Control and Title of the Fund
The court further explored the idea of control and title over the funds deposited by Lewis. It concluded that the funds had never actually entered the company’s treasury; instead, they were held in trust for the policyholders from the moment they were collected. This arrangement meant that the company had effectively divested itself of control over these funds, thereby creating a clear boundary between the company's assets and those designated for policyholder claims. The court argued that the agreement expressly prevented the company from exercising control over the funds, thereby solidifying the trust's legitimacy. The court also underscored that the funds were intended for a specific purpose—satisfying policyholder claims—further emphasizing the trust's nature and the limitations on the company's rights regarding these funds.
Legal Precedents and Trust Validity
In its reasoning, the court referenced established legal precedents to support its conclusion regarding the validity of the trust. It noted that it was not necessary for the beneficiaries to possess knowledge or give consent for the trust to be valid, as the trust was created by the agreement itself. The court drew parallels to previous cases where similar trust arrangements had been upheld, reinforcing the notion that a corporation could assign an agent to manage funds specifically for a lawful purpose. By doing so, the court affirmed that the creation of this trust was consistent with established legal principles governing fiduciary relationships and trust law. This aspect of the court's reasoning highlighted the legal framework that allows for the protection of certain funds from claims by general creditors, thus offering a safeguard to policyholders.

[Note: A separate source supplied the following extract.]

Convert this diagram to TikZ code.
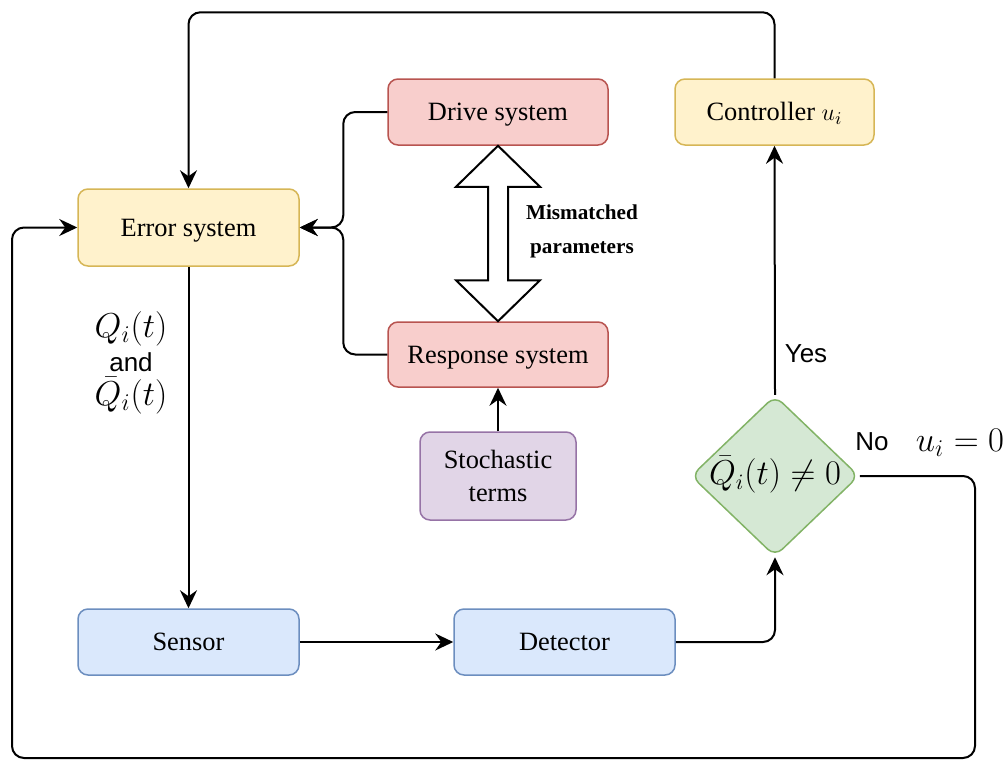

Conclusion on Beneficiary Rights
Ultimately, the court concluded that the moneys deposited by Lewis constituted a trust fund available for the policyholders to claim for their losses. It determined that both the plaintiff and the defendant Sherwood held equal rights to the fund as beneficiaries and that neither party could gain priority over the other through attachment. This decision underscored the court's recognition of the trust's efficacy in protecting the interests of policyholders, ensuring that the designated funds would be preserved for their intended purpose. The court's ruling thus established an important legal precedent regarding the treatment of insurance funds and the rights of policyholders vis-à-vis the insurance company's creditors, emphasizing the fundamental principle that designated trusts must be honored in accordance with their intended purpose.